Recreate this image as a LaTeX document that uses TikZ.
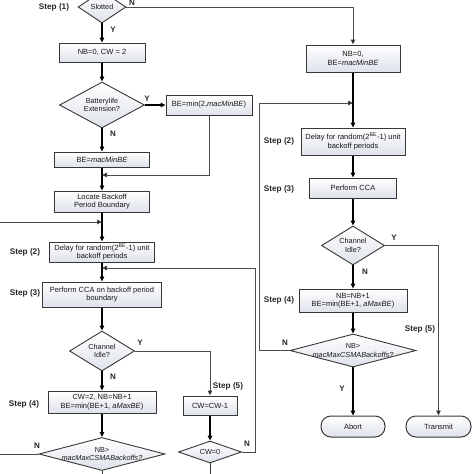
\documentclass[tikz,border=0pt]{standalone}
\usepackage{fontspec}
\setmainfont{Liberation Sans}
\usetikzlibrary{shapes.geometric,arrows.meta}
\definecolor{boxbot}{RGB}{222,226,234}
\definecolor{edgec}{RGB}{55,55,55}
\begin{document}
\begin{tikzpicture}[x=1pt,y=-1pt,
 every node/.style={inner sep=1pt},
 box/.style={rectangle, draw=edgec, line width=1pt, top color=white, bottom color=boxbot, align=center, font=\fontsize{7.5}{8.5}\selectfont, text=black!90},
 dia/.style={diamond, draw=edgec, line width=0.9pt, top color=white, bottom color=boxbot, inner sep=0pt},
 term/.style={box, rounded corners=10pt},
 arr/.style={draw=black, line width=1.1pt, -{Triangle[length=5pt,width=4.5pt]}},
 thinarr/.style={draw=black!70, line width=0.9pt, -{Triangle[length=5pt,width=4.5pt,fill=black]}},
 ln/.style={draw=black!80, line width=1pt},
 steplbl/.style={font=\bfseries\fontsize{8.2}{9}\selectfont, text=black!85},
 yn/.style={font=\bfseries\fontsize{8}{9}\selectfont, text=black!85},
 dtext/.style={align=center, font=\fontsize{7.3}{8.5}\selectfont, text=black!90, inner sep=0pt},
]
\useasboundingbox (0,0) rectangle (474,474);

% ---------- left column ----------
\node[dia, minimum width=48pt, minimum height=32pt, label={[dtext]center:{Slotted}}] (slot) at (102,7) {};
\node[box, minimum width=86pt, minimum height=19pt] (b1) at (102,52.5) {NB=0, CW = 2};
\node[dia, minimum width=85pt, minimum height=46pt, label={[dtext]center:{Batterylife\\Extension?}}] (batt) at (102,105) {};
\node[box, minimum width=86pt, minimum height=20pt] (bemin) at (209,105) {BE=min(2,\textit{macMinBE})};
\node[box, minimum width=95pt, minimum height=15pt] (bemac) at (102,159.5) {BE=\textit{macMinBE}};
\node[box, minimum width=95pt, minimum height=21pt] (loc) at (102,201.5) {Locate Backoff\\Period Boundary};
\node[box, minimum width=105pt, minimum height=20pt] (dly) at (102,252) {Delay for random(2\textsuperscript{BE}-1) unit\\backoff periods};
\node[box, minimum width=119pt, minimum height=25pt] (cca) at (102,294.5) {Perform CCA on backoff period\\boundary};
\node[dia, minimum width=65pt, minimum height=40pt, label={[dtext]center:{Channel\\Idle?}}] (chl) at (102,351) {};
\node[box, minimum width=108pt, minimum height=22pt] (cw2) at (102,402) {CW=2, NB=NB+1\\BE=min(BE+1, \textit{aMaxBE})};
\node[dia, minimum width=126pt, minimum height=33pt, label={[dtext]center:{NB>\\\textit{macMaxCSMABackoffs?}}}] (nbl) at (102,454) {};
\node[box, minimum width=54pt, minimum height=19pt] (cwm) at (210,405.5) {CW=CW-1};
\node[dia, minimum width=63pt, minimum height=22pt, label={[dtext]center:{CW=0}}] (cw0) at (210,452) {};

% ---------- right column ----------
\node[box, minimum width=94pt, minimum height=27pt] (r1) at (353,58.5) {NB=0,\\BE=\textit{macMinBE}};
\node[box, minimum width=104pt, minimum height=27pt] (rdly) at (353,141.5) {Delay for random(2\textsuperscript{BE}-1) unit\\backoff periods};
\node[box, minimum width=87pt, minimum height=20pt] (rcca) at (353,188) {Perform CCA};
\node[dia, minimum width=63pt, minimum height=39pt, label={[dtext]center:{Channel\\Idle?}}] (rch) at (353,245.5) {};
\node[box, minimum width=108pt, minimum height=23pt] (rnb1) at (353,300.5) {NB=NB+1\\BE=min(BE+1, \textit{aMaxBE})};
\node[dia, minimum width=126pt, minimum height=33pt, label={[dtext]center:{NB>\\\textit{macMaxCSMABackoffs?}}}] (rnbd) at (353,350.5) {};
\node[term, minimum width=64pt, minimum height=21pt] (abort) at (353,426.5) {Abort};
\node[term, minimum width=65pt, minimum height=21pt] (tx) at (438.5,426.5) {Transmit};

% ---------- junction coordinates ----------
\coordinate (j1) at (102,175);
\coordinate (jl) at (102,222);
\coordinate (jr) at (102,268);
\coordinate (rl) at (255,268);
\coordinate (j2) at (353,103);
\coordinate (rl2) at (259,103);
\coordinate (offl) at (-4,454);
\coordinate (e1) at (210,480);
\coordinate (e2) at (102,480);

% ---------- connectors ----------
\draw[thinarr] (slot.east) -| (r1.north);
\draw[arr] (slot.south) -- (b1.north);
\draw[arr] (b1.south) -- (batt.north);
\draw[arr] (batt.east) -- (bemin.west);
\draw[arr] (batt.south) -- (bemac.north);
\draw[arr] (bemac.south) -- (loc.north);
\draw[thinarr] (bemin.south) |- (j1);
\draw[arr] (loc.south) -- (dly.north);
\draw[thinarr] (nbl.west) -- (offl) |- (jl);
\draw[arr] (dly.south) -- (cca.north);
\draw[thinarr] (cw0.east) -| (rl) -- (jr);
\draw[arr] (cca.south) -- (chl.north);
\draw[thinarr] (chl.east) -| (cwm.north);
\draw[arr] (chl.south) -- (cw2.north);
\draw[arr] (cw2.south) -- (nbl.north);
\draw[arr] (cwm.south) -- (cw0.north);
\draw[ln] (cw0.south) -- (e1);
\draw[ln] (nbl.south) -- (e2);

\draw[arr] (r1.south) -- (rdly.north);
\draw[thinarr] (rnbd.west) -| (rl2) -- (j2);
\draw[arr] (rdly.south) -- (rcca.north);
\draw[arr] (rcca.south) -- (rch.north);
\draw[arr] (rch.south) -- (rnb1.north);
\draw[arr] (rnb1.south) -- (rnbd.north);
\draw[arr] (rnbd.south) -- (abort.north);
\draw[thinarr] (rch.east) -| (tx.north);

% ---------- labels ----------
\node[steplbl] (s1) at (54,7) {Step (1)};
\node[yn] (n1) at (132,3) {N};
\node[yn] (y1) at (113,30) {Y};
\node[yn] (y2) at (147,99) {Y};
\node[yn] (n2) at (113,134) {N};
\node[steplbl] (s2) at (25,252) {Step (2)};
\node[steplbl] (s3) at (25,293) {Step (3)};
\node[yn] (y3) at (140,343) {Y};
\node[yn] (n3) at (113,377) {N};
\node[steplbl] (s4) at (24,404) {Step (4)};
\node[steplbl] (s5) at (228,386) {Step (5)};
\node[yn] (n4) at (37,446) {N};
\node[yn] (n5) at (247,444) {N};

\node[steplbl] (rs2) at (279,141) {Step (2)};
\node[steplbl] (rs3) at (279,189) {Step (3)};
\node[yn] (ry1) at (394,238) {Y};
\node[yn] (rn1) at (365,272) {N};
\node[steplbl] (rs4) at (279,300) {Step (4)};
\node[steplbl] (rs5) at (420,329) {Step (5)};
\node[yn] (rn2) at (285,343) {N};
\node[yn] (ry2) at (342,389) {Y};
\end{tikzpicture}
\end{document}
====================
Exclude the images and reproduce the remaining data exactly.

Recreate this image as a LaTeX document that uses TikZ.
\documentclass[tikz,border=0pt]{standalone}
\usepackage{fontspec}
\setmainfont{Liberation Sans}
\usetikzlibrary{shapes.geometric,arrows.meta}
\definecolor{boxbot}{RGB}{222,226,234}
\definecolor{edgec}{RGB}{55,55,55}
\begin{document}
\begin{tikzpicture}[x=1pt,y=-1pt,
 every node/.style={inner sep=1pt},
 box/.style={rectangle, draw=edgec, line width=1pt, top color=white, bottom color=boxbot, align=center, font=\fontsize{7.5}{8.5}\selectfont, text=black!90},
 dia/.style={diamond, draw=edgec, line width=0.9pt, top color=white, bottom color=boxbot, inner sep=0pt},
 term/.style={box, rounded corners=10pt},
 arr/.style={draw=black, line width=1.1pt, -{Triangle[length=5pt,width=4.5pt]}},
 thinarr/.style={draw=black!70, line width=0.9pt, -{Triangle[length=5pt,width=4.5pt,fill=black]}},
 ln/.style={draw=black!80, line width=1pt},
 steplbl/.style={font=\bfseries\fontsize{8.2}{9}\selectfont, text=black!85},
 yn/.style={font=\bfseries\fontsize{8}{9}\selectfont, text=black!85},
 dtext/.style={align=center, font=\fontsize{7.3}{8.5}\selectfont, text=black!90, inner sep=0pt},
]
\useasboundingbox (0,0) rectangle (474,474);

% ---------- left column ----------
\node[dia, minimum width=48pt, minimum height=32pt, label={[dtext]center:{Slotted}}] (slot) at (102,7) {};
\node[box, minimum width=86pt, minimum height=19pt] (b1) at (102,52.5) {NB=0, CW = 2};
\node[dia, minimum width=85pt, minimum height=46pt, label={[dtext]center:{Batterylife\\Extension?}}] (batt) at (102,105) {};
\node[box, minimum width=86pt, minimum height=20pt] (bemin) at (209,105) {BE=min(2,\textit{macMinBE})};
\node[box, minimum width=95pt, minimum height=15pt] (bemac) at (102,159.5) {BE=\textit{macMinBE}};
\node[box, minimum width=95pt, minimum height=21pt] (loc) at (102,201.5) {Locate Backoff\\Period Boundary};
\node[box, minimum width=105pt, minimum height=20pt] (dly) at (102,252) {Delay for random(2\textsuperscript{BE}-1) unit\\backoff periods};
\node[box, minimum width=119pt, minimum height=25pt] (cca) at (102,294.5) {Perform CCA on backoff period\\boundary};
\node[dia, minimum width=65pt, minimum height=40pt, label={[dtext]center:{Channel\\Idle?}}] (chl) at (102,351) {};
\node[box, minimum width=108pt, minimum height=22pt] (cw2) at (102,402) {CW=2, NB=NB+1\\BE=min(BE+1, \textit{aMaxBE})};
\node[dia, minimum width=126pt, minimum height=33pt, label={[dtext]center:{NB>\\\textit{macMaxCSMABackoffs?}}}] (nbl) at (102,454) {};
\node[box, minimum width=54pt, minimum height=19pt] (cwm) at (210,405.5) {CW=CW-1};
\node[dia, minimum width=63pt, minimum height=22pt, label={[dtext]center:{CW=0}}] (cw0) at (210,452) {};

% ---------- right column ----------
\node[box, minimum width=94pt, minimum height=27pt] (r1) at (353,58.5) {NB=0,\\BE=\textit{macMinBE}};
\node[box, minimum width=104pt, minimum height=27pt] (rdly) at (353,141.5) {Delay for random(2\textsuperscript{BE}-1) unit\\backoff periods};
\node[box, minimum width=87pt, minimum height=20pt] (rcca) at (353,188) {Perform CCA};
\node[dia, minimum width=63pt, minimum height=39pt, label={[dtext]center:{Channel\\Idle?}}] (rch) at (353,245.5) {};
\node[box, minimum width=108pt, minimum height=23pt] (rnb1) at (353,300.5) {NB=NB+1\\BE=min(BE+1, \textit{aMaxBE})};
\node[dia, minimum width=126pt, minimum height=33pt, label={[dtext]center:{NB>\\\textit{macMaxCSMABackoffs?}}}] (rnbd) at (353,350.5) {};
\node[term, minimum width=64pt, minimum height=21pt] (abort) at (353,426.5) {Abort};
\node[term, minimum width=65pt, minimum height=21pt] (tx) at (438.5,426.5) {Transmit};

% ---------- junction coordinates ----------
\coordinate (j1) at (102,175);
\coordinate (jl) at (102,222);
\coordinate (jr) at (102,268);
\coordinate (rl) at (255,268);
\coordinate (j2) at (353,103);
\coordinate (rl2) at (259,103);
\coordinate (offl) at (-4,454);
\coordinate (e1) at (210,480);
\coordinate (e2) at (102,480);

% ---------- connectors ----------
\draw[thinarr] (slot.east) -| (r1.north);
\draw[arr] (slot.south) -- (b1.north);
\draw[arr] (b1.south) -- (batt.north);
\draw[arr] (batt.east) -- (bemin.west);
\draw[arr] (batt.south) -- (bemac.north);
\draw[arr] (bemac.south) -- (loc.north);
\draw[thinarr] (bemin.south) |- (j1);
\draw[arr] (loc.south) -- (dly.north);
\draw[thinarr] (nbl.west) -- (offl) |- (jl);
\draw[arr] (dly.south) -- (cca.north);
\draw[thinarr] (cw0.east) -| (rl) -- (jr);
\draw[arr] (cca.south) -- (chl.north);
\draw[thinarr] (chl.east) -| (cwm.north);
\draw[arr] (chl.south) -- (cw2.north);
\draw[arr] (cw2.south) -- (nbl.north);
\draw[arr] (cwm.south) -- (cw0.north);
\draw[ln] (cw0.south) -- (e1);
\draw[ln] (nbl.south) -- (e2);

\draw[arr] (r1.south) -- (rdly.north);
\draw[thinarr] (rnbd.west) -| (rl2) -- (j2);
\draw[arr] (rdly.south) -- (rcca.north);
\draw[arr] (rcca.south) -- (rch.north);
\draw[arr] (rch.south) -- (rnb1.north);
\draw[arr] (rnb1.south) -- (rnbd.north);
\draw[arr] (rnbd.south) -- (abort.north);
\draw[thinarr] (rch.east) -| (tx.north);

% ---------- labels ----------
\node[steplbl] (s1) at (54,7) {Step (1)};
\node[yn] (n1) at (132,3) {N};
\node[yn] (y1) at (113,30) {Y};
\node[yn] (y2) at (147,99) {Y};
\node[yn] (n2) at (113,134) {N};
\node[steplbl] (s2) at (25,252) {Step (2)};
\node[steplbl] (s3) at (25,293) {Step (3)};
\node[yn] (y3) at (140,343) {Y};
\node[yn] (n3) at (113,377) {N};
\node[steplbl] (s4) at (24,404) {Step (4)};
\node[steplbl] (s5) at (228,386) {Step (5)};
\node[yn] (n4) at (37,446) {N};
\node[yn] (n5) at (247,444) {N};

\node[steplbl] (rs2) at (279,141) {Step (2)};
\node[steplbl] (rs3) at (279,189) {Step (3)};
\node[yn] (ry1) at (394,238) {Y};
\node[yn] (rn1) at (365,272) {N};
\node[steplbl] (rs4) at (279,300) {Step (4)};
\node[steplbl] (rs5) at (420,329) {Step (5)};
\node[yn] (rn2) at (285,343) {N};
\node[yn] (ry2) at (342,389) {Y};
\end{tikzpicture}
\end{document}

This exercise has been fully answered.